As a maltster, sometimes you have to get creative…

“If you’re looking at our soak tanks, those are maple sap collection tanks. Everybody in the country who’s doing this kind of finds what they can find locally and repurposes it. I saw those sap tanks on the side of the road and said, ‘that’s perfect.’”

Lots of variables make malts taste very different - the soil, the weather, the variety, all come into play.

Quality is key…

“UVM Extension has a cereal grain testing laboratory, it’s one of the only public testing labs on the East coast, so it’s utilized by farmers and researchers from all over the country, it’s a pretty special place that we have here in Vermont, we offer grain analysis specific to barley for malting, so if farmers are growing for the malt industry, then they’re able to send in their grain and we can test it and evaluate it,” said Dr. Darby.

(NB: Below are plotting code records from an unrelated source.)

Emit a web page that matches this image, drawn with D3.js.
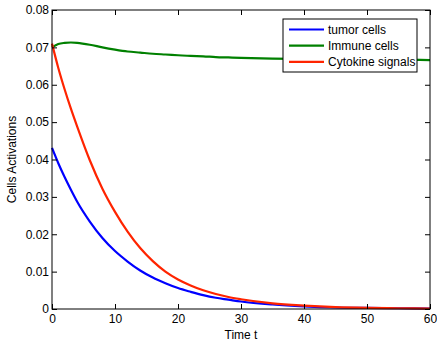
<!DOCTYPE html>
<html>
<head>
<meta charset="utf-8">
<script src="https://cdn.jsdelivr.net/npm/d3@7"></script>
<style>
  body { margin: 0; background: #fff; }
  text { font-family: "Liberation Sans", Arial, sans-serif; }
</style>
</head>
<body>
<div id="chart"></div>
<script>
// time points and series values
const time = [0, 1, 2, 3, 4, 6, 8, 10, 12, 14, 16, 18, 20, 22, 24, 26, 28, 30, 35, 40, 45, 50, 55, 60];
const tumor = [0.0431, 0.0390, 0.0353, 0.0319, 0.0287, 0.0234, 0.0190, 0.0155, 0.0127, 0.0103, 0.0084, 0.0069, 0.0056, 0.0046, 0.0037, 0.0030, 0.0025, 0.0020, 0.0012, 0.0007, 0.0004, 0.0003, 0.0002, 0.0001];
const immune = [0.0700, 0.0709, 0.0712, 0.0713, 0.0712, 0.0707, 0.0700, 0.0694, 0.0689, 0.0686, 0.0683, 0.0681, 0.0679, 0.0677, 0.0676, 0.0674, 0.0673, 0.0672, 0.0670, 0.0669, 0.0668, 0.0667, 0.0667, 0.0666];
const cytokine = [0.0710, 0.0645, 0.0588, 0.0536, 0.0488, 0.0398, 0.0322, 0.0260, 0.0207, 0.0163, 0.0128, 0.0100, 0.0079, 0.0063, 0.0050, 0.0040, 0.0032, 0.0026, 0.0015, 0.0009, 0.0005, 0.0003, 0.0002, 0.0001];

const seriesNames = ["tumor cells", "Immune cells", "Cytokine signals"];
const seriesColors = ["#0000ff", "#008000", "#ff2400"];
const xTicks = [0, 10, 20, 30, 40, 50, 60];
const yTicks = [0, 0.01, 0.02, 0.03, 0.04, 0.05, 0.06, 0.07, 0.08];

// set the dimensions and margins of the graph
const W = 437, H = 347;
const margin = { top: 10, right: 7, bottom: 38, left: 52 },
  width = W - margin.left - margin.right,
  height = H - margin.top - margin.bottom;

const svg = d3.select("#chart")
  .append("svg")
  .attr("width", W)
  .attr("height", H)
  .append("g")
  .attr("transform", `translate(${margin.left},${margin.top})`);

const x = d3.scaleLinear().domain([0, 60]).range([0, width]);
const y = d3.scaleLinear().domain([0, 0.08]).range([height, 0]);

// lines
const allSeries = [tumor, immune, cytokine];
const line = d3.line()
  .x(d => x(d[0]))
  .y(d => y(d[1]))
  .curve(d3.curveMonotoneX);

allSeries.forEach((vals, i) => {
  svg.append("path")
    .datum(time.map((t, j) => [t, vals[j]]))
    .attr("fill", "none")
    .attr("stroke", seriesColors[i])
    .attr("stroke-width", 2.2)
    .attr("d", line);
});

// axes (ticks inside, box on)
function styleAxis(g) {
  g.select(".domain").remove();
  g.selectAll(".tick line").attr("stroke", "#000");
  g.selectAll(".tick text").attr("fill", "#000").style("font-size", "12px");
}

svg.append("g")
  .attr("transform", `translate(0,${height})`)
  .call(d3.axisBottom(x).tickValues(xTicks).tickSize(-5).tickPadding(5).tickFormat(d3.format("d")))
  .call(styleAxis);

svg.append("g")
  .call(d3.axisLeft(y).tickValues(yTicks).tickSize(-5).tickPadding(3).tickFormat(d => d === 0 ? "0" : d3.format(".2f")(d)))
  .call(styleAxis);

svg.append("g")
  .call(d3.axisTop(x).tickValues(xTicks).tickSize(-5).tickFormat(""))
  .call(styleAxis);

svg.append("g")
  .attr("transform", `translate(${width},0)`)
  .call(d3.axisRight(y).tickValues(yTicks).tickSize(-5).tickFormat(""))
  .call(styleAxis);

svg.append("rect")
  .attr("width", width)
  .attr("height", height)
  .attr("fill", "none")
  .attr("stroke", "#000")
  .attr("stroke-width", 1);

// axis labels
svg.append("text")
  .attr("x", width / 2)
  .attr("y", height + 30)
  .attr("text-anchor", "middle")
  .style("font-size", "12px")
  .text("Time t");

svg.append("text")
  .attr("transform", `translate(${-36},${height / 2}) rotate(-90)`)
  .attr("text-anchor", "middle")
  .style("font-size", "12px")
  .text("Cells Activations");

// legend
const legend = svg.append("g")
  .attr("transform", `translate(${283 - margin.left},${19 - margin.top})`);

legend.append("rect")
  .attr("width", 134)
  .attr("height", 53)
  .attr("fill", "#fff")
  .attr("stroke", "#000");

seriesNames.forEach((name, i) => {
  const ly = 10.5 + i * 16.2;
  legend.append("line")
    .attr("x1", 6).attr("x2", 41)
    .attr("y1", ly).attr("y2", ly)
    .attr("stroke", seriesColors[i])
    .attr("stroke-width", 2.2);
  legend.append("text")
    .attr("x", 45)
    .attr("y", ly)
    .attr("dy", "0.35em")
    .style("font-size", "12px")
    .text(name);
});
</script>
</body>
</html>
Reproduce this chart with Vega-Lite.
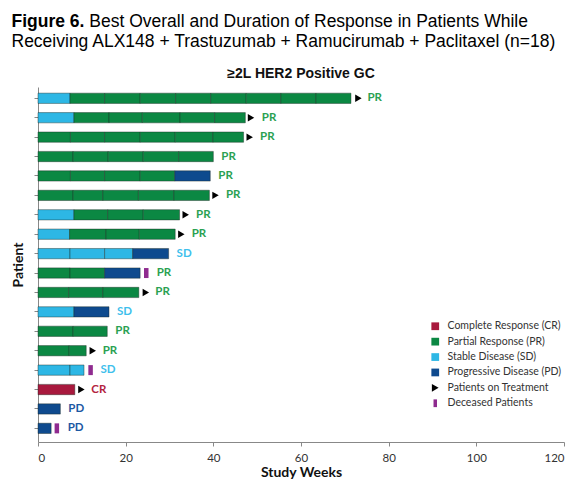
{
  "$schema": "https://vega.github.io/schema/vega-lite/v6.json",
  "background": "white",
  "padding": {"left": 11, "top": 13, "right": 5, "bottom": 5},
  "title": {
    "text": "Figure 6.",
    "subtitle": [
      "\u200b\u00a0\u00a0\u00a0\u00a0\u00a0\u00a0\u00a0\u00a0\u00a0\u00a0\u00a0\u00a0\u00a0\u00a0\u00a0\u00a0Best Overall and Duration of Response in Patients While",
      "Receiving ALX148 + Trastuzumab + Ramucirumab + Paclitaxel (n=18)"
    ],
    "anchor": "start",
    "font": "Liberation Sans",
    "fontSize": 17.5,
    "fontWeight": "bold",
    "color": "#000000",
    "lineHeight": 20,
    "subtitleFont": "Liberation Sans",
    "subtitleFontSize": 17.5,
    "subtitleFontWeight": "normal",
    "subtitleColor": "#000000",
    "subtitleLineHeight": 20,
    "subtitlePadding": -17.5,
    "offset": 16.5
  },
  "datasets": {
    "segments": [
      {"patient": 1, "start": 0, "end": 7.3, "category": "SD"},
      {"patient": 1, "start": 7.3, "end": 15.2, "category": "PR"},
      {"patient": 1, "start": 15.2, "end": 23.3, "category": "PR"},
      {"patient": 1, "start": 23.3, "end": 31.4, "category": "PR"},
      {"patient": 1, "start": 31.4, "end": 39.4, "category": "PR"},
      {"patient": 1, "start": 39.4, "end": 47.5, "category": "PR"},
      {"patient": 1, "start": 47.5, "end": 55.4, "category": "PR"},
      {"patient": 1, "start": 55.4, "end": 63.4, "category": "PR"},
      {"patient": 1, "start": 63.4, "end": 71.4, "category": "PR"},
      {"patient": 2, "start": 0, "end": 8.2, "category": "SD"},
      {"patient": 2, "start": 8.2, "end": 16.2, "category": "PR"},
      {"patient": 2, "start": 16.2, "end": 23.8, "category": "PR"},
      {"patient": 2, "start": 23.8, "end": 32.4, "category": "PR"},
      {"patient": 2, "start": 32.4, "end": 40.3, "category": "PR"},
      {"patient": 2, "start": 40.3, "end": 47.3, "category": "PR"},
      {"patient": 3, "start": 0, "end": 7.4, "category": "PR"},
      {"patient": 3, "start": 7.4, "end": 15.2, "category": "PR"},
      {"patient": 3, "start": 15.2, "end": 23.3, "category": "PR"},
      {"patient": 3, "start": 23.3, "end": 31.3, "category": "PR"},
      {"patient": 3, "start": 31.3, "end": 39.9, "category": "PR"},
      {"patient": 3, "start": 39.9, "end": 46.9, "category": "PR"},
      {"patient": 4, "start": 0, "end": 8.0, "category": "PR"},
      {"patient": 4, "start": 8.0, "end": 16.0, "category": "PR"},
      {"patient": 4, "start": 16.0, "end": 24.0, "category": "PR"},
      {"patient": 4, "start": 24.0, "end": 32.1, "category": "PR"},
      {"patient": 4, "start": 32.1, "end": 40.0, "category": "PR"},
      {"patient": 5, "start": 0, "end": 7.4, "category": "PR"},
      {"patient": 5, "start": 7.4, "end": 15.2, "category": "PR"},
      {"patient": 5, "start": 15.2, "end": 23.3, "category": "PR"},
      {"patient": 5, "start": 23.3, "end": 31.2, "category": "PR"},
      {"patient": 5, "start": 31.2, "end": 39.3, "category": "PD"},
      {"patient": 6, "start": 0, "end": 8.0, "category": "PR"},
      {"patient": 6, "start": 8.0, "end": 14.8, "category": "PR"},
      {"patient": 6, "start": 14.8, "end": 22.9, "category": "PR"},
      {"patient": 6, "start": 22.9, "end": 31.0, "category": "PR"},
      {"patient": 6, "start": 31.0, "end": 39.1, "category": "PR"},
      {"patient": 7, "start": 0, "end": 8.2, "category": "SD"},
      {"patient": 7, "start": 8.2, "end": 15.9, "category": "PR"},
      {"patient": 7, "start": 15.9, "end": 24.0, "category": "PR"},
      {"patient": 7, "start": 24.0, "end": 32.3, "category": "PR"},
      {"patient": 8, "start": 0, "end": 7.2, "category": "SD"},
      {"patient": 8, "start": 7.2, "end": 15.5, "category": "PR"},
      {"patient": 8, "start": 15.5, "end": 23.1, "category": "PR"},
      {"patient": 8, "start": 23.1, "end": 31.3, "category": "PR"},
      {"patient": 9, "start": 0, "end": 7.3, "category": "SD"},
      {"patient": 9, "start": 7.3, "end": 15.2, "category": "SD"},
      {"patient": 9, "start": 15.2, "end": 21.6, "category": "SD"},
      {"patient": 9, "start": 21.6, "end": 29.8, "category": "PD"},
      {"patient": 10, "start": 0, "end": 7.3, "category": "PR"},
      {"patient": 10, "start": 7.3, "end": 15.2, "category": "PR"},
      {"patient": 10, "start": 15.2, "end": 23.3, "category": "PD"},
      {"patient": 11, "start": 0, "end": 7.0, "category": "PR"},
      {"patient": 11, "start": 7.0, "end": 14.8, "category": "PR"},
      {"patient": 11, "start": 14.8, "end": 23.0, "category": "PR"},
      {"patient": 12, "start": 0, "end": 8.2, "category": "SD"},
      {"patient": 12, "start": 8.2, "end": 16.2, "category": "PD"},
      {"patient": 13, "start": 0, "end": 8.0, "category": "PR"},
      {"patient": 13, "start": 8.0, "end": 15.8, "category": "PR"},
      {"patient": 14, "start": 0, "end": 7.1, "category": "PR"},
      {"patient": 14, "start": 7.1, "end": 11.0, "category": "PR"},
      {"patient": 15, "start": 0, "end": 7.3, "category": "SD"},
      {"patient": 15, "start": 7.3, "end": 10.5, "category": "SD"},
      {"patient": 16, "start": 0, "end": 8.4, "category": "CR"},
      {"patient": 17, "start": 0, "end": 5.1, "category": "PD"},
      {"patient": 18, "start": 0, "end": 3.0, "category": "PD"}
    ],
    "patients": [
      {"patient": 1, "end": 71.4, "response": "PR", "marker": "ON", "markerWeek": 73.1},
      {"patient": 2, "end": 47.3, "response": "PR", "marker": "ON", "markerWeek": 48.6},
      {"patient": 3, "end": 46.9, "response": "PR", "marker": "ON", "markerWeek": 48.3},
      {"patient": 4, "end": 40.0, "response": "PR", "marker": null, "markerWeek": null},
      {"patient": 5, "end": 39.3, "response": "PR", "marker": null, "markerWeek": null},
      {"patient": 6, "end": 39.1, "response": "PR", "marker": "ON", "markerWeek": 40.5},
      {"patient": 7, "end": 32.3, "response": "PR", "marker": "ON", "markerWeek": 33.7},
      {"patient": 8, "end": 31.3, "response": "PR", "marker": "ON", "markerWeek": 32.7},
      {"patient": 9, "end": 29.8, "response": "SD", "marker": null, "markerWeek": null},
      {"patient": 10, "end": 23.3, "response": "PR", "marker": "DEC", "markerWeek": 24.7},
      {"patient": 11, "end": 23.0, "response": "PR", "marker": "ON", "markerWeek": 24.6},
      {"patient": 12, "end": 16.2, "response": "SD", "marker": null, "markerWeek": null},
      {"patient": 13, "end": 15.8, "response": "PR", "marker": null, "markerWeek": null},
      {"patient": 14, "end": 11.0, "response": "PR", "marker": "ON", "markerWeek": 12.5},
      {"patient": 15, "end": 10.5, "response": "SD", "marker": "DEC", "markerWeek": 12.0},
      {"patient": 16, "end": 8.4, "response": "CR", "marker": "ON", "markerWeek": 9.9},
      {"patient": 17, "end": 5.1, "response": "PD", "marker": null, "markerWeek": null},
      {"patient": 18, "end": 3.0, "response": "PD", "marker": "DEC", "markerWeek": 4.3}
    ]
  },
  "vconcat": [
    {
      "title": {
        "text": "≥2L HER2 Positive GC",
        "font": "Liberation Sans",
        "fontSize": 14,
        "fontWeight": "bold",
        "color": "#111111",
        "anchor": "middle",
        "offset": 6
      },
      "width": 526,
      "height": 355,
      "encoding": {
        "y": {
          "field": "patient",
          "type": "ordinal",
          "scale": {"paddingInner": 0.47, "paddingOuter": 0.377, "align": 0.42},
          "axis": {
            "title": "Patient",
            "labels": false,
            "ticks": true,
            "tickSize": 4,
            "tickColor": "#888888",
            "domainColor": "#888888",
            "titleFont": "Lato",
            "titleFontSize": 14,
            "titleFontWeight": "bold",
            "titleColor": "#111111",
            "titlePadding": 8
          }
        }
      },
      "layer": [
        {
          "data": {"name": "segments"},
          "mark": {"type": "bar", "stroke": "#1b2a22", "strokeWidth": 0.6, "strokeOpacity": 0.7},
          "encoding": {
            "x": {
              "field": "start",
              "type": "quantitative",
              "scale": {"domain": [0, 120], "nice": false},
              "axis": {
                "title": "Study Weeks",
                "values": [0, 20, 40, 60, 80, 100, 120],
                "grid": false,
                "tickSize": 4,
                "tickColor": "#888888",
                "domainColor": "#888888",
                "labelFont": "Lato",
                "labelFontSize": 11.5,
                "labelColor": "#333333",
                "labelPadding": 6,
                "titleFont": "Lato",
                "titleFontSize": 14,
                "titleFontWeight": "bold",
                "titleColor": "#111111",
                "titlePadding": 2
              }
            },
            "x2": {"field": "end"},
            "color": {
              "field": "category",
              "type": "nominal",
              "scale": {
                "domain": ["CR", "PR", "SD", "PD", "ON", "DEC"],
                "range": ["#a8193d", "#0b8843", "#2db7e5", "#0e4a8e", "#000000", "#8f2b8f"]
              },
              "legend": {
                "title": null,
                "orient": "none",
                "legendX": 392,
                "legendY": 234,
                "labelFont": "Lato",
                "labelFontSize": 10.5,
                "labelColor": "#333333",
                "symbolSize": 60,
                "symbolStrokeWidth": 0,
                "rowPadding": 4.4,
                "labelOffset": 7,
                "labelExpr": "{'CR': 'Complete Response (CR)', 'PR': 'Partial Response (PR)', 'SD': 'Stable Disease (SD)', 'PD': 'Progressive Disease (PD)', 'ON': 'Patients on Treatment', 'DEC': 'Deceased Patients'}[datum.label]"
              }
            }
          }
        },
        {
          "data": {"name": "patients"},
          "transform": [{"filter": "datum.marker === 'ON'"}],
          "mark": {"type": "point", "filled": true, "opacity": 1, "size": 55},
          "encoding": {
            "x": {"field": "markerWeek", "type": "quantitative"},
            "color": {"field": "marker", "type": "nominal"},
            "shape": {
              "field": "marker",
              "type": "nominal",
              "scale": {
                "domain": ["CR", "PR", "SD", "PD", "ON", "DEC"],
                "range": ["square", "square", "square", "square", "triangle-right", "M-0.45,-1L0.45,-1L0.45,1L-0.45,1Z"]
              },
              "legend": {"title": null}
            }
          }
        },
        {
          "data": {"name": "patients"},
          "transform": [{"filter": "datum.marker === 'DEC'"}],
          "mark": {"type": "point", "filled": true, "opacity": 1, "size": 100},
          "encoding": {
            "x": {"field": "markerWeek", "type": "quantitative"},
            "color": {"field": "marker", "type": "nominal"},
            "shape": {"field": "marker", "type": "nominal"}
          }
        },
        {
          "data": {"name": "patients"},
          "transform": [{"filter": "datum.marker !== null"}],
          "mark": {"type": "text", "align": "left", "baseline": "middle", "dx": 16.5, "font": "Lato", "fontSize": 11.5, "fontWeight": "bold"},
          "encoding": {
            "x": {"field": "end", "type": "quantitative"},
            "text": {"field": "response"},
            "fill": {
              "field": "response",
              "type": "nominal",
              "scale": {"domain": ["CR", "PR", "SD", "PD"], "range": ["#b3233f", "#2aa152", "#3fbfec", "#1c58a3"]},
              "legend": null
            }
          }
        },
        {
          "data": {"name": "patients"},
          "transform": [{"filter": "datum.marker === null"}],
          "mark": {"type": "text", "align": "left", "baseline": "middle", "dx": 8, "font": "Lato", "fontSize": 11.5, "fontWeight": "bold"},
          "encoding": {
            "x": {"field": "end", "type": "quantitative"},
            "text": {"field": "response"},
            "fill": {"field": "response", "type": "nominal", "legend": null}
          }
        }
      ]
    }
  ],
  "config": {
    "view": {"stroke": null},
    "font": "Lato"
  }
}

With more brewers looking for high-quality Vermont malt, Peterson’s operation is in the process of expanding.

“We’ve rented all this space, you’re looking behind us at Nordic Farm in Charlotte. The brand-new bin down there is going to be storing 1,000 tons of barley, the barn back there is going to be the new malt house, so we’ll be increasing our production size significantly,” said Peterson.

From starting in an old hay barn to bringing an iconic dairy farm back to life, Peterson’s mission has stayed the same.

“We want to be able to support Vermont’s agricultural system and help it move forward in the 21st Century, it’s supporting a local farmer, it’s growing the economy,” said Peterson “There’s barley that’s being grown in Vermont, when you’re driving down the road and you see these fields, we want you not just to be looking and saying, 'hey that’s a beautiful field, Vermont’s a great place, we want you to look and say oh, that’s actually barley that’s going to go into beer or whiskey.'”

It’s farmers, producers, researchers and brewers all working together to make every sip count.